Question

For the following exercises, verify that each equation is an identity.$$\frac{\tan \theta-\cot \theta}{\sin \theta \cos \theta}=\sec ^{2} \theta-\csc ^{2} \theta$$

Answer

**step1 Express Tangent and Cotangent in terms of Sine and Cosine**

To begin verifying the identity, we will start with the left-hand side (LHS) of the equation. Our first step is to express the tangent ($$\tan \theta$$) and cotangent ($$\cot \theta$$) functions in terms of sine ($$\sin \theta$$) and cosine ($$\cos \theta$$), using the fundamental identities:

$$\tan \theta = \frac{\sin \theta}{\cos \theta}$$

$$\cot \theta = \frac{\cos \theta}{\sin \theta}$$

Substitute these into the LHS of the given equation:

$$\text{LHS} = \frac{\frac{\sin \theta}{\cos \theta} - \frac{\cos \theta}{\sin \theta}}{\sin \theta \cos \theta}$$

**step2 Combine the Terms in the Numerator**

Next, we will combine the two fractions in the numerator by finding a common denominator. The common denominator for $$\frac{\sin \theta}{\cos \theta}$$ and $$\frac{\cos \theta}{\sin \theta}$$ is $$\sin \theta \cos \theta$$.

$$\frac{\sin \theta}{\cos \theta} - \frac{\cos \theta}{\sin \theta} = \frac{\sin \theta \cdot \sin \theta}{\cos \theta \cdot \sin \theta} - \frac{\cos \theta \cdot \cos \theta}{\sin \theta \cdot \cos \theta}$$

$$= \frac{\sin^2 \theta - \cos^2 \theta}{\sin \theta \cos \theta}$$

Now, substitute this combined numerator back into the LHS expression:

$$\text{LHS} = \frac{\frac{\sin^2 \theta - \cos^2 \theta}{\sin \theta \cos \theta}}{\sin \theta \cos \theta}$$

**step3 Simplify the Complex Fraction**

The expression now is a complex fraction. To simplify it, we can multiply the numerator by the reciprocal of the denominator. Dividing by $$\sin \theta \cos \theta$$ is equivalent to multiplying by $$\frac{1}{\sin \theta \cos \theta}$$.

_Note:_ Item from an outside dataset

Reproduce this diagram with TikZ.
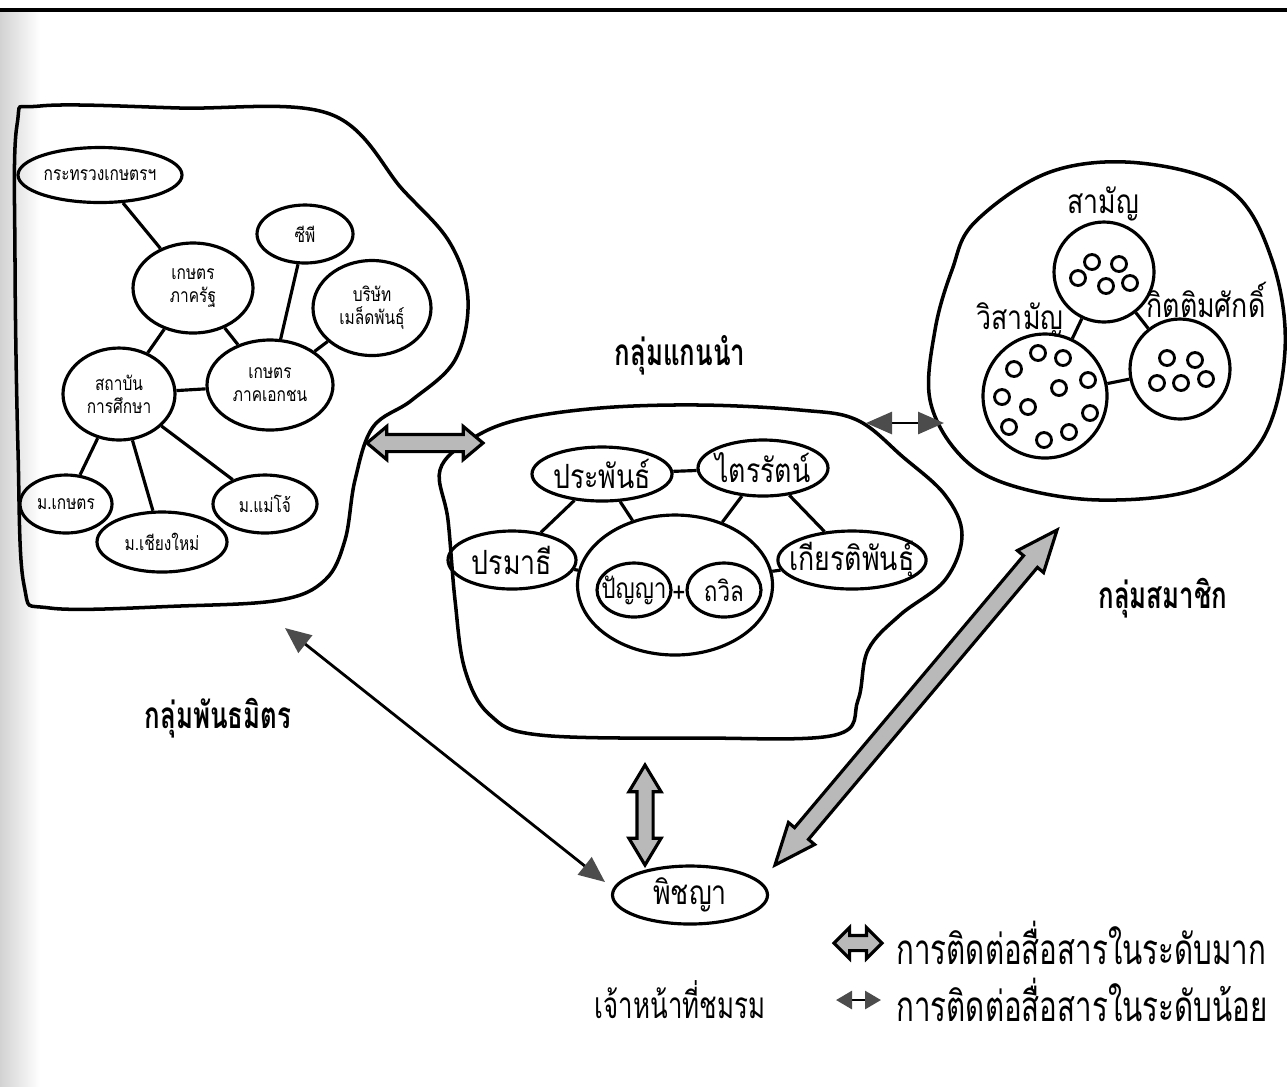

$$\text{LHS} = \frac{\sin^2 \theta - \cos^2 \theta}{\sin \theta \cos \theta} \times \frac{1}{\sin \theta \cos \theta}$$

$$= \frac{\sin^2 \theta - \cos^2 \theta}{\sin^2 \theta \cos^2 \theta}$$

**step4 Separate the Fraction into Two Terms**

Now, we can separate the single fraction into two distinct fractions, each with the common denominator $$\sin^2 \theta \cos^2 \theta$$.

$$\text{LHS} = \frac{\sin^2 \theta}{\sin^2 \theta \cos^2 \theta} - \frac{\cos^2 \theta}{\sin^2 \theta \cos^2 \theta}$$

**step5 Simplify and Convert to Secant and Cosecant**

For each of the separated fractions, we can cancel out the common terms. In the first term, $$\sin^2 \theta$$ cancels out, and in the second term, $$\cos^2 \theta$$ cancels out.

$$\text{LHS} = \frac{1}{\cos^2 \theta} - \frac{1}{\sin^2 \theta}$$

Finally, we use the reciprocal identities for secant ($$\sec \theta$$) and cosecant ($$\csc \theta$$):

$$\sec \theta = \frac{1}{\cos \theta} \implies \sec^2 \theta = \frac{1}{\cos^2 \theta}$$

$$\csc \theta = \frac{1}{\sin \theta} \implies \csc^2 \theta = \frac{1}{\sin^2 \theta}$$

Substitute these back into our expression for the LHS:

$$\text{LHS} = \sec^2 \theta - \csc^2 \theta$$

This result is identical to the right-hand side (RHS) of the given equation, which is $$\sec^2 \theta - \csc^2 \theta$$. Therefore, the identity is verified.